When it comes to online marketing, some factors are concrete. There’s no questioning how many conversions you’ve gotten. There’s no questioning how much traffic you’ve earned through search engines. These are objective figures that aren’t up for debate, and because of that, marketers like me love them. They can prove our efforts are worthwhile, and objectively record whether there are any improvements that need to be made.
Other factors are more slippery—they’re subjective, open to interpretation, and difficult to measure in any tangible way. What’s worse is that these factors are just as important to your bottom line as trackable metrics like traffic or conversions. Take brand awareness, for example; the number of people who can recognize and identify your brand is important. Those aware of your brand have a higher likelihood of buying from you, whether it’s out of the blue or in response to one of your advertisements.
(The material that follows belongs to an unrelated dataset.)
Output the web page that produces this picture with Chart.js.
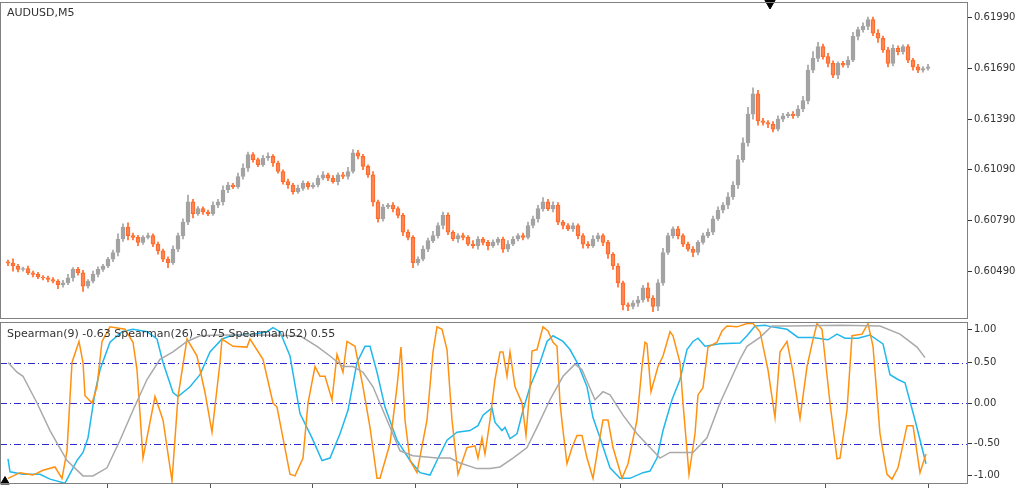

It’s one of the less trackable benefits of content marketing. You can measure how many people come to your site after reading your content, or how much your search rankings have improved, but how do you go about measuring the general awareness of your key demographics? Unfortunately, there’s no one easy, reliable way to measure this (other than massive-scale surveys), and no matter what you do, there’s bound to be degrees of uncertainty and subjectivity.
Still, if you focus in on the following five factors, you can get a better read on where your brand awareness stands:
If you’ve read some of my other content on social media marketing, you might be surprised to see this here. I’m a staunch proponent of the idea that social media followers is a “fluff metric” that can distract you from more important measures. I stand by this; focusing only on social media followers, instead of things like interactions, shares, and comments, can leave you with a big audience who doesn’t care about your brand. However, brand awareness specifically doesn’t necessitate a value of quality—it’s more a measure of how many people are aware of your brand, and how many new people are attracted to it. For these purposes, follower counts can work well—every new follower you attract is a little bit further your brand awareness reaches (unless you’re buying followers, in which case nothing can help you).
Organic traffic measures visitors who found you through search. Social traffic measures traffic from social followers. Referral traffic measures those who followed links. In all of these cases, it’s possible for new users to stumble across your work (and why inbound strategies are so effective at generating new audiences). But for brand awareness, it’s better to measure direct traffic—the number of people going to your site directly, either through a bookmark or a direct URL entry. In each of these cases, the visitor in question has heard of your brand previously. Accordingly, you can use it as an indirect measure of general brand awareness.
This is difficult to measure comprehensively, but you can get an overall understanding for where you stand in the market by analyzing your offsite mentions. Use social listening software, backlink searches, or just Google your own brand name to see what others are saying about you—without your interference. Look for mentions of your brand, links to your site, and other indicators from both consumers and publishers unrelated to any of your marketing strategies. How many are there? How high-profile are they? Are they positive or negative?
Engagement is an indirect measure of brand awareness, since technically followers and readers who engage with you could be learning about you for the first time. However, interaction is an indication that you’ve truly connected with an audience member. If that member hasn’t heard of you before, he/she will remember you now. Members who have already heard of you will be more likely to comment on or share the articles you publish. These indicators are fuzzy, imprecise, and open to interpretation for how they relate to brand awareness, but engagement is a good factor to know for your marketing campaign anyway. Your goal should be to increase the number of people interacting with your brand—it can only do good things for your engagement.
Measuring and tracking the number of reviews your business receives provides two benefits in understanding your brand awareness. First, it shows that the reviewer in question is intimately familiar with your brand. Second, it shows how existing audience members are spreading the awareness of your brand to others—referrals are some of the most powerful ways to attract new customers. Do your best to encourage more reviews and testimonials from your readers and customers, and do what you can to address and ameliorate negative reviews.
Working together, the above metrics can give you a somewhat accurate picture of your brand awareness level—or at least a glimpse into your impact among your key demographics. Track these over an extended period of time, comparing month to month figures, to see if your awareness strategies are having a substantial impact. If you’re looking for a more concrete or objective measure of brand awareness, a survey is your best bet, but in order to be effective, you’ll have to work on a large scale with a true random sample.